Interpretation of Contractual Language
The court noted that the interpretation of the contractual language in the Franchise Agreement and the Release was a matter of law suitable for summary judgment, as neither party argued that the terms were ambiguous. The court emphasized that when the language of a contract is clear and unambiguous, as in this case, it is appropriate for the court to interpret the contract without submitting it to a jury. The court pointed out that the Release's language concerning past claims was explicit, eliminating any need for a trier of fact to determine the parties' intentions. The court referenced prior case law that supported its position that unambiguous contract terms should be enforced as written. In this context, the court found that the Stradlings' assertions regarding broad language in the Release did not hold merit, as the language expressly limited the Release to claims arising prior to its execution. Therefore, the court concluded that the Stradlings' interpretation was incorrect and that the language of the contract clearly supported Southland's position.

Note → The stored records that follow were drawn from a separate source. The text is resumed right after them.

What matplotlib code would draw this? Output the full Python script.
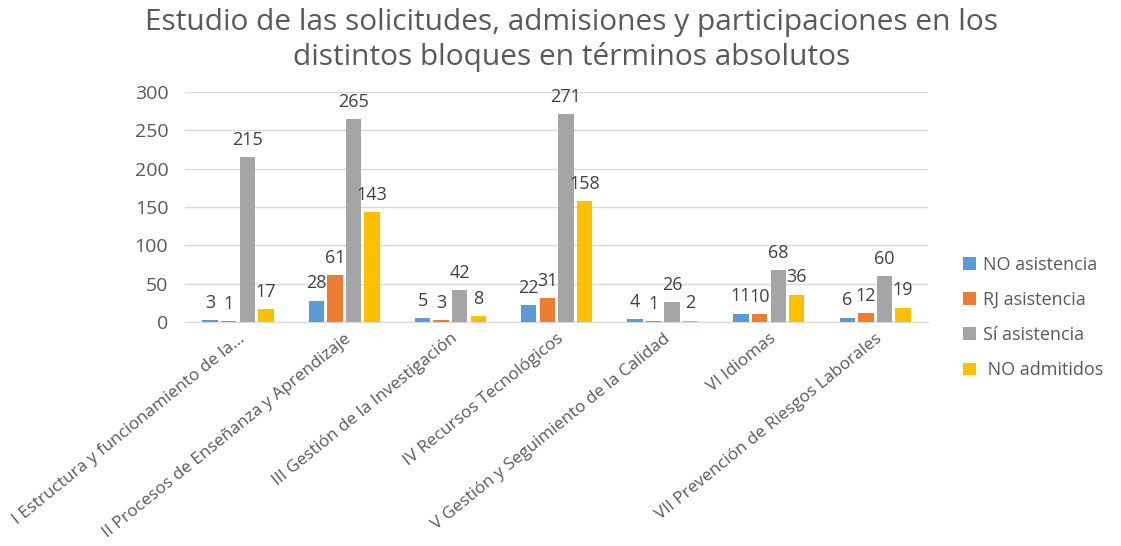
import matplotlib
matplotlib.use("Agg")
import matplotlib.pyplot as plt
import numpy as np

categories = ["I Estructura y funcionamiento de la...",
              "II Procesos de Enseñanza y Aprendizaje",
              "III Gestión de la Investigación",
              "IV Recursos Tecnológicos",
              "V Gestión y Seguimiento de la Calidad",
              "VI Idiomas",
              "VII Prevención de Riesgos Laborales"]
series_names = ["NO asistencia", "RJ asistencia", "Sí asistencia", " NO admitidos"]
no_asistencia = [3, 28, 5, 22, 4, 11, 6]
rj_asistencia = [1, 61, 3, 31, 1, 10, 12]
si_asistencia = [215, 265, 42, 271, 26, 68, 60]
no_admitidos = [17, 143, 8, 158, 2, 36, 19]
yticks = [0, 50, 100, 150, 200, 250, 300]

colors = ["#5B9BD5", "#ED7D31", "#A5A5A5", "#FFC000"]
txt = "#595959"
plt.rcParams['font.family'] = ['Open Sans', 'DejaVu Sans']

fig = plt.figure(figsize=(11.21, 5.46), dpi=100)
ax = fig.add_axes([0.165, 0.41, 0.663, 0.4215])

x = np.arange(len(categories))
bw = 0.145
step = 0.175
data = [no_asistencia, rj_asistencia, si_asistencia, no_admitidos]
for i, (vals, c, name) in enumerate(zip(data, colors, series_names)):
    pos = x + (i - 1.5) * step
    bars = ax.bar(pos, vals, bw, color=c, label=name, zorder=3)
    for p, v in zip(pos, vals):
        ax.annotate(str(v), (p, v), xytext=(0, 6), textcoords="offset points",
                    ha="center", va="bottom", fontsize=13, color="#404040")

ax.set_xlim(-0.5, len(categories) - 0.5)
ax.set_ylim(0, 300)
ax.set_yticks(yticks)
ax.yaxis.grid(True, color="#D9D9D9", linewidth=1, zorder=0)
for s in ["top", "right", "left"]:
    ax.spines[s].set_visible(False)
ax.spines["bottom"].set_color("#D9D9D9")
ax.tick_params(axis="both", length=0, colors=txt, labelsize=14)
ax.tick_params(axis="y", pad=12)
ax.tick_params(axis="x", pad=6)
ax.set_xticks(x)
ax.set_xticklabels(categories, rotation=39, ha="right", rotation_mode="anchor",
                   fontsize=12.3, color=txt)

fig.suptitle("Estudio de las solicitudes, admisiones y participaciones en los\ndistintos bloques en términos absolutos",
             x=0.51, y=0.985, fontsize=21.5, color=txt, linespacing=1.2)

leg = ax.legend(loc="center left", bbox_to_anchor=(1.025, 0.02), frameon=False,
                fontsize=13, labelcolor=txt, handlelength=0.7, handleheight=0.7,
                labelspacing=0.95, handletextpad=0.4)

fig.savefig("out.png", dpi=100)
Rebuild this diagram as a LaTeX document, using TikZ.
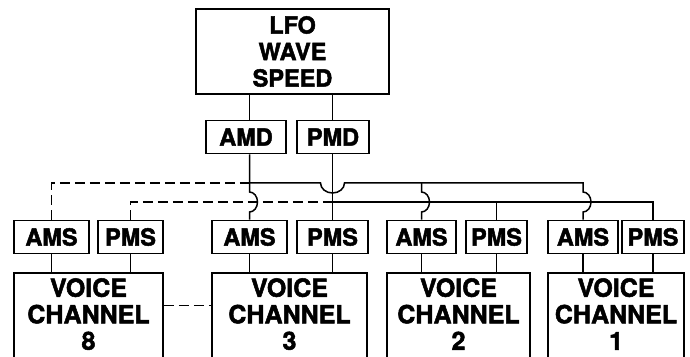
\documentclass[tikz,border=0pt]{standalone}
\usepackage{fontspec}
\setmainfont{TeX Gyre Heros}[BoldFeatures={FakeBold=2}]
\usepackage{tikz}
\usetikzlibrary{calc}

\begin{document}
\begin{tikzpicture}[x=1pt,y=1pt,
  box/.style={draw,line width=1.8pt,inner sep=0pt,align=center},
  tag/.style={box,minimum height=33pt,font=\fontsize{23.5}{24}\selectfont\bfseries},
  voice/.style={box,minimum height=88pt,text depth=6pt,font=\fontsize{25}{26.5}\selectfont\bfseries},
  wire/.style={line width=1.5pt},
  dwire/.style={wire,dash pattern=on 10pt off 5pt}]
  \useasboundingbox (0,0) rectangle (690,356);
  \clip (0,0) rectangle (690,356);
  \node[box,minimum width=193pt,minimum height=85pt,font=\fontsize{23.5}{26.5}\selectfont\bfseries] (lfo) at (292.5,304.5) {LFO\\WAVE\\SPEED};
  \node[tag,minimum width=80pt] (amd) at (246,219) {AMD};
  \node[tag,minimum width=72pt] (pmd) at (333,219) {PMD};
  \node[tag,minimum width=75pt] (ams8) at (51.5,119) {AMS};
  \node[tag,minimum width=65pt] (pms8) at (130.5,119) {PMS};
  \node[tag,minimum width=75pt] (ams3) at (249.5,119) {AMS};
  \node[tag,minimum width=71pt] (pms3) at (332.5,119) {PMS};
  \node[tag,minimum width=69pt] (ams2) at (421.5,119) {AMS};
  \node[tag,minimum width=61pt] (pms2) at (496.5,119) {PMS};
  \node[tag,minimum width=70pt] (ams1) at (583,119) {AMS};
  \node[tag,minimum width=62pt] (pms1) at (653,119) {PMS};
  \node[voice,minimum width=149pt] (vc8) at (88.5,39) {VOICE\\CHANNEL\\8};
  \node[voice,minimum width=155pt] (vc3) at (289.5,39) {VOICE\\CHANNEL\\3};
  \node[voice,minimum width=143pt] (vc2) at (458.5,39) {VOICE\\CHANNEL\\2};
  \node[voice,minimum width=136pt] (vc1) at (616,39) {VOICE\\CHANNEL\\1};
  \coordinate (busA) at (0,173);
  \coordinate (busB) at (0,154);
  % from the LFO
  \draw[wire] (lfo.south -| ams3) -- (amd.north -| ams3);
  \draw[wire] (lfo.south -| pms3) -- (pmd.north -| pms3);
  \draw[wire] (amd.south -| ams3) -- ($(ams3 |- busB)+(0,10)$) arc[start angle=90,end angle=-90,x radius=8,y radius=10] -- (ams3.north);
  \draw[wire] (pmd.south -| pms3) -- (pms3.north);
  % AM bus
  \draw[dwire] (ams8.north) |- (ams3 |- busA);
  \draw[wire] (ams3 |- busA) -- ($(pms3 |- busA)+(-12,0)$) arc[start angle=180,end angle=360,x radius=12,y radius=10] -- (ams1 |- busA) -- ($(ams1 |- busB)+(0,10)$) arc[start angle=90,end angle=-90,x radius=8,y radius=10] -- (ams1.north);
  \draw[wire] (ams2 |- busA) -- ($(ams2 |- busB)+(0,10)$) arc[start angle=90,end angle=-90,x radius=8,y radius=10] -- (ams2.north);
  % PM bus
  \draw[dwire] (pms8.north) |- (pms3 |- busB);
  \draw[wire] (pms3 |- busB) -| (pms1.north);
  \draw[wire] (pms2 |- busB) -- (pms2.north);
  % into the channels
  \draw[wire] (ams8.south) -- (vc8.north -| ams8);
  \draw[wire] (pms8.south) -- (vc8.north -| pms8);
  \draw[wire] (ams3.south) -- (vc3.north -| ams3);
  \draw[wire] (pms3.south) -- (vc3.north -| pms3);
  \draw[wire] (ams2.south) -- (vc2.north -| ams2);
  \draw[wire] (pms2.south) -- (vc2.north -| pms2);
  \draw[wire] (ams1.south) -- (vc1.north -| ams1);
  \draw[wire] (pms1.south) -- (vc1.north -| pms1);
  \draw[dwire] ([yshift=11.5pt]vc8.east) -- ([yshift=11.5pt]vc3.west);
\end{tikzpicture}
\end{document}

Legislative Intent of the NJFPA
The court also highlighted the legislative intent behind the NJFPA, which was aimed at protecting franchisees in New Jersey from the potential economic coercion of franchisors. The NJFPA was established to safeguard local franchisees from unfair practices by franchisors who might hold significantly greater bargaining power. By applying the Act only to agreements that explicitly involve operations within New Jersey, the legislature sought to ensure that the protections afforded by the Act were relevant and necessary. The court concluded that extending the Act's protections to franchise agreements executed outside of New Jersey, merely because they contained transfer provisions, would undermine this legislative purpose. Such an expansive interpretation could lead to numerous franchise agreements across the country being subject to New Jersey law, which was not the intent of the New Jersey legislature. Thus, the court confirmed that the Stradlings' claims did not meet the criteria set forth in the NJFPA, reinforcing the ruling in favor of Southland.
Conclusion of the Court
In summary, the court ruled in favor of Southland Corporation, denying the Stradlings' motion for summary judgment and granting Southland's motion. The court found that the NJFPA did not apply to the Franchise Agreement because it did not contemplate operations in New Jersey. Even if the NJFPA had been applicable, the Release did not violate the Act, as it only covered past claims related to the Pennsylvania franchise. The court's interpretation of the contract's language and its consideration of the legislative intent behind the NJFPA supported the conclusion that Southland was entitled to summary judgment. Therefore, the ruling effectively established that the protections of the NJFPA are limited to franchises that have a direct connection to New Jersey, affirming the court's decision in favor of Southland.